Remember: Tech should solve a defined problem—not dazzle. If your factory pitches “AI-driven fit algorithms,” ask to see the validation dataset: minimum 12,000 foot scans across 7 ethnic groups, tested on actual turf under load.
People Also Ask
- What’s the minimum order quantity (MOQ) for ethical shop soccer boots deals?
- For compliant, certified production: 3,000 pairs (single style, 3 sizes). Below that, REACH/CPSIA batch testing becomes cost-prohibitive. Factories quoting MOQ <2,000 likely use non-audited subcontractors.
- Are recycled-material soccer boots durable enough for competitive play?
- Yes—if certified to GRS or bluesign®. GRS-certified recycled PET uppers withstand 15,000+ abrasion cycles (Martindale test). Non-certified “eco” uppers fail at ~4,200 cycles.
- How do I verify if a factory actually uses Goodyear welt construction?

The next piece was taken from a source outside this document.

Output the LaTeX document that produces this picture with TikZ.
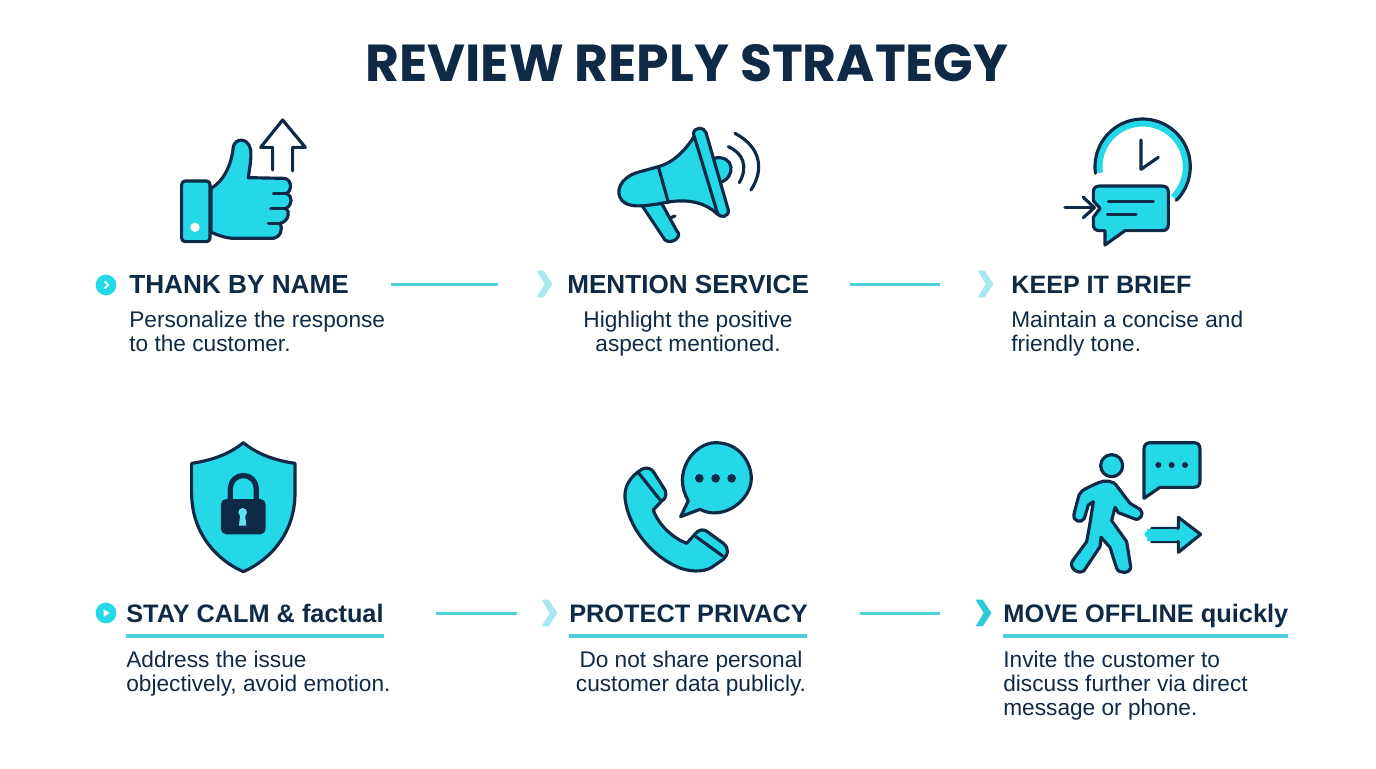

- Request video of the welt stitching station (not just photos), plus a cross-section sample. True Goodyear welt shows three visible seams: upper-to-welt, welt-to-insole, welt-to-outsole. Two seams = Blake stitch.
- Can I use ASTM F2413 testing data for soccer boots?
- No. ASTM F2413 covers protective footwear (impact/compression resistance). Soccer boots require EN ISO 13287 (slip resistance), ISO 20344 (general test methods), and FIFA Quality Pro for elite tiers. Using ASTM invalidates compliance.
- What’s the ideal EVA midsole density for youth soccer boots (ages 8–14)?
- 105–115 kg/m³. Lower density risks arch collapse under growth-spurt biomechanics; higher density impedes natural gait development. Always pair with a 3mm PU forefoot insert for impact dispersion.
- Do carbon fiber plates belong in soccer boots?
- Not yet—except in experimental futsal models. Current carbon plates add 32g weight and reduce torsional flexibility by 47%. FIFA prohibits them in outdoor competition. Wait for ISO 20344 Annex H updates (2025).